SOURCE MATERIAL:
****************

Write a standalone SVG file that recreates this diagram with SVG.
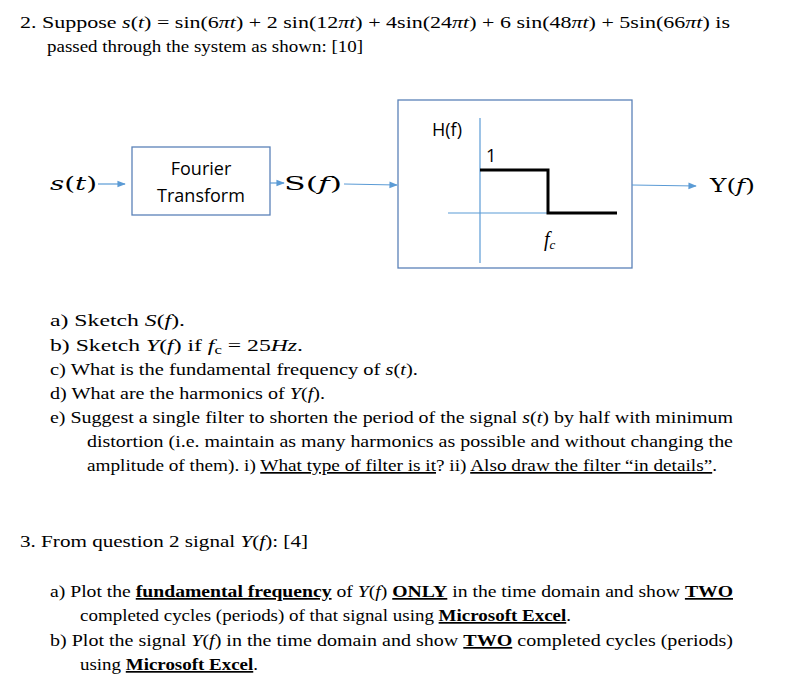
<svg xmlns="http://www.w3.org/2000/svg" width="796" height="686" viewBox="0 0 796 686" xml:space="preserve">
<style>
text{font-family:"Liberation Serif",serif;font-size:17px;fill:#000}
.s{font-family:"Open Sans","Liberation Sans",sans-serif;font-size:18px}
.m{font-family:"DejaVu Serif",serif;font-size:19px}
.i{font-style:italic}
.box{fill:none;stroke:#5b82b8;stroke-width:1.3}
.ln{stroke:#5b9bd5;stroke-width:1.2;fill:none}
.u{text-decoration:underline}
.b{font-weight:bold}
</style>
<defs><marker id="a" viewBox="0 0 10 10" refX="9" refY="5" markerWidth="7" markerHeight="7" orient="auto"><path d="M0,1L10,5L0,9z" fill="#5b9bd5"/></marker></defs>
<rect width="796" height="686" fill="#fff"/>
<text x="20" y="28" textLength="710" lengthAdjust="spacingAndGlyphs">2.  Suppose  <tspan class="i">s</tspan>(<tspan class="i">t</tspan>) = sin(6<tspan class="i">πt</tspan>) + 2 sin(12<tspan class="i">πt</tspan>) + 4sin(24<tspan class="i">πt</tspan>) + 6 sin(48<tspan class="i">πt</tspan>) + 5sin(66<tspan class="i">πt</tspan>)  is</text>
<text x="47" y="52" textLength="316" lengthAdjust="spacingAndGlyphs">passed through the system as shown: [10]</text>
<g id="st"><text class="m" x="50" y="190" textLength="47" lengthAdjust="spacingAndGlyphs"><tspan class="i">s</tspan>(<tspan class="i">t</tspan>)</text></g>
<g id="ft"><rect class="box" x="132" y="147" width="138" height="68"/><text class="s" x="201" y="175" text-anchor="middle">Fourier</text><text class="s" x="201" y="202" text-anchor="middle">Transform</text></g>
<g id="sf"><text class="m" x="284" y="190" textLength="58" lengthAdjust="spacingAndGlyphs">S(<tspan class="i">f</tspan>)</text></g>
<g id="h"><rect class="box" x="398" y="100" width="234" height="168"/>
<text class="s" x="432" y="136">H(f)</text>
<line class="ln" x1="480" y1="118" x2="480" y2="263"/><line class="ln" x1="448" y1="213" x2="548" y2="213"/>
<path d="M480,170H548V213H617" fill="none" stroke="#000" stroke-width="3"/>
<text class="s" x="486" y="162">1</text>
<text x="544" y="246" class="i" style="font-size:20px">f<tspan font-size="13" dy="3">c</tspan></text></g>
<g id="yf"><text class="m" x="710" y="192" textLength="45" lengthAdjust="spacingAndGlyphs">Y(<tspan class="i">f</tspan>)</text></g>
<g id="connectors">
<line class="ln" x1="98" y1="184" x2="125" y2="184" marker-end="url(#a)"/>
<line class="ln" x1="270" y1="183" x2="284" y2="183" marker-end="url(#a)"/>
<line class="ln" x1="344" y1="184" x2="397" y2="185" marker-end="url(#a)"/>
<line class="ln" x1="632" y1="185" x2="696" y2="186" marker-end="url(#a)"/>
</g>
<text x="50" y="326" textLength="135" lengthAdjust="spacingAndGlyphs">a)  Sketch  <tspan class="i">S</tspan>(<tspan class="i">f</tspan>).</text>
<text x="50" y="351" textLength="253" lengthAdjust="spacingAndGlyphs">b)  Sketch  <tspan class="i">Y</tspan>(<tspan class="i">f</tspan>)  if  <tspan class="i">f</tspan><tspan font-size="12" dy="3">c</tspan><tspan dy="-3"> = 25<tspan class="i">Hz</tspan>.</tspan></text>
<text x="50" y="375" textLength="368" lengthAdjust="spacingAndGlyphs">c)  What is the fundamental frequency of  <tspan class="i">s</tspan>(<tspan class="i">t</tspan>).</text>
<text x="50" y="399" textLength="275" lengthAdjust="spacingAndGlyphs">d)  What are the harmonics of  <tspan class="i">Y</tspan>(<tspan class="i">f</tspan>).</text>
<text x="50" y="423" textLength="683" lengthAdjust="spacingAndGlyphs">e)  Suggest a single filter to shorten the period of the signal  <tspan class="i">s</tspan>(<tspan class="i">t</tspan>)  by half with minimum</text>
<text x="87" y="447" textLength="646" lengthAdjust="spacingAndGlyphs">distortion (i.e. maintain as many harmonics as possible and without changing the</text>
<text x="87" y="471" textLength="630" lengthAdjust="spacingAndGlyphs">amplitude of them). i) <tspan class="u">What type of filter is it</tspan>? ii) <tspan class="u">Also draw the filter “in details”</tspan>.</text>
<text x="20" y="547" textLength="288" lengthAdjust="spacingAndGlyphs">3.  From question 2 signal  <tspan class="i">Y</tspan>(<tspan class="i">f</tspan>): [4]</text>
<text x="50" y="597" textLength="683" lengthAdjust="spacingAndGlyphs">a)  Plot the <tspan class="b u">fundamental frequency</tspan> of  <tspan class="i">Y</tspan>(<tspan class="i">f</tspan>)  <tspan class="b u">ONLY</tspan> in the time domain and show <tspan class="b u">TWO</tspan></text>
<text x="80" y="621" textLength="491" lengthAdjust="spacingAndGlyphs">completed cycles (periods) of that signal using <tspan class="b u">Microsoft Excel</tspan>.</text>
<text x="50" y="646" textLength="683" lengthAdjust="spacingAndGlyphs">b)  Plot the signal  <tspan class="i">Y</tspan>(<tspan class="i">f</tspan>)  in the time domain and show <tspan class="b u">TWO</tspan> completed cycles (periods)</text>
<text x="80" y="670" textLength="178" lengthAdjust="spacingAndGlyphs">using <tspan class="b u">Microsoft Excel</tspan>.</text>
</svg>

****************

EXERCISE DIRECTIONS: Extract the full listing exactly, with the pictures left out.

RESULT OF THIS EXERCISE:
Write a standalone SVG file that recreates this diagram with SVG.
<svg xmlns="http://www.w3.org/2000/svg" width="796" height="686" viewBox="0 0 796 686" xml:space="preserve">
<style>
text{font-family:"Liberation Serif",serif;font-size:17px;fill:#000}
.s{font-family:"Open Sans","Liberation Sans",sans-serif;font-size:18px}
.m{font-family:"DejaVu Serif",serif;font-size:19px}
.i{font-style:italic}
.box{fill:none;stroke:#5b82b8;stroke-width:1.3}
.ln{stroke:#5b9bd5;stroke-width:1.2;fill:none}
.u{text-decoration:underline}
.b{font-weight:bold}
</style>
<defs><marker id="a" viewBox="0 0 10 10" refX="9" refY="5" markerWidth="7" markerHeight="7" orient="auto"><path d="M0,1L10,5L0,9z" fill="#5b9bd5"/></marker></defs>
<rect width="796" height="686" fill="#fff"/>
<text x="20" y="28" textLength="710" lengthAdjust="spacingAndGlyphs">2.  Suppose  <tspan class="i">s</tspan>(<tspan class="i">t</tspan>) = sin(6<tspan class="i">πt</tspan>) + 2 sin(12<tspan class="i">πt</tspan>) + 4sin(24<tspan class="i">πt</tspan>) + 6 sin(48<tspan class="i">πt</tspan>) + 5sin(66<tspan class="i">πt</tspan>)  is</text>
<text x="47" y="52" textLength="316" lengthAdjust="spacingAndGlyphs">passed through the system as shown: [10]</text>
<g id="st"><text class="m" x="50" y="190" textLength="47" lengthAdjust="spacingAndGlyphs"><tspan class="i">s</tspan>(<tspan class="i">t</tspan>)</text></g>
<g id="ft"><rect class="box" x="132" y="147" width="138" height="68"/><text class="s" x="201" y="175" text-anchor="middle">Fourier</text><text class="s" x="201" y="202" text-anchor="middle">Transform</text></g>
<g id="sf"><text class="m" x="284" y="190" textLength="58" lengthAdjust="spacingAndGlyphs">S(<tspan class="i">f</tspan>)</text></g>
<g id="h"><rect class="box" x="398" y="100" width="234" height="168"/>
<text class="s" x="432" y="136">H(f)</text>
<line class="ln" x1="480" y1="118" x2="480" y2="263"/><line class="ln" x1="448" y1="213" x2="548" y2="213"/>
<path d="M480,170H548V213H617" fill="none" stroke="#000" stroke-width="3"/>
<text class="s" x="486" y="162">1</text>
<text x="544" y="246" class="i" style="font-size:20px">f<tspan font-size="13" dy="3">c</tspan></text></g>
<g id="yf"><text class="m" x="710" y="192" textLength="45" lengthAdjust="spacingAndGlyphs">Y(<tspan class="i">f</tspan>)</text></g>
<g id="connectors">
<line class="ln" x1="98" y1="184" x2="125" y2="184" marker-end="url(#a)"/>
<line class="ln" x1="270" y1="183" x2="284" y2="183" marker-end="url(#a)"/>
<line class="ln" x1="344" y1="184" x2="397" y2="185" marker-end="url(#a)"/>
<line class="ln" x1="632" y1="185" x2="696" y2="186" marker-end="url(#a)"/>
</g>
<text x="50" y="326" textLength="135" lengthAdjust="spacingAndGlyphs">a)  Sketch  <tspan class="i">S</tspan>(<tspan class="i">f</tspan>).</text>
<text x="50" y="351" textLength="253" lengthAdjust="spacingAndGlyphs">b)  Sketch  <tspan class="i">Y</tspan>(<tspan class="i">f</tspan>)  if  <tspan class="i">f</tspan><tspan font-size="12" dy="3">c</tspan><tspan dy="-3"> = 25<tspan class="i">Hz</tspan>.</tspan></text>
<text x="50" y="375" textLength="368" lengthAdjust="spacingAndGlyphs">c)  What is the fundamental frequency of  <tspan class="i">s</tspan>(<tspan class="i">t</tspan>).</text>
<text x="50" y="399" textLength="275" lengthAdjust="spacingAndGlyphs">d)  What are the harmonics of  <tspan class="i">Y</tspan>(<tspan class="i">f</tspan>).</text>
<text x="50" y="423" textLength="683" lengthAdjust="spacingAndGlyphs">e)  Suggest a single filter to shorten the period of the signal  <tspan class="i">s</tspan>(<tspan class="i">t</tspan>)  by half with minimum</text>
<text x="87" y="447" textLength="646" lengthAdjust="spacingAndGlyphs">distortion (i.e. maintain as many harmonics as possible and without changing the</text>
<text x="87" y="471" textLength="630" lengthAdjust="spacingAndGlyphs">amplitude of them). i) <tspan class="u">What type of filter is it</tspan>? ii) <tspan class="u">Also draw the filter “in details”</tspan>.</text>
<text x="20" y="547" textLength="288" lengthAdjust="spacingAndGlyphs">3.  From question 2 signal  <tspan class="i">Y</tspan>(<tspan class="i">f</tspan>): [4]</text>
<text x="50" y="597" textLength="683" lengthAdjust="spacingAndGlyphs">a)  Plot the <tspan class="b u">fundamental frequency</tspan> of  <tspan class="i">Y</tspan>(<tspan class="i">f</tspan>)  <tspan class="b u">ONLY</tspan> in the time domain and show <tspan class="b u">TWO</tspan></text>
<text x="80" y="621" textLength="491" lengthAdjust="spacingAndGlyphs">completed cycles (periods) of that signal using <tspan class="b u">Microsoft Excel</tspan>.</text>
<text x="50" y="646" textLength="683" lengthAdjust="spacingAndGlyphs">b)  Plot the signal  <tspan class="i">Y</tspan>(<tspan class="i">f</tspan>)  in the time domain and show <tspan class="b u">TWO</tspan> completed cycles (periods)</text>
<text x="80" y="670" textLength="178" lengthAdjust="spacingAndGlyphs">using <tspan class="b u">Microsoft Excel</tspan>.</text>
</svg>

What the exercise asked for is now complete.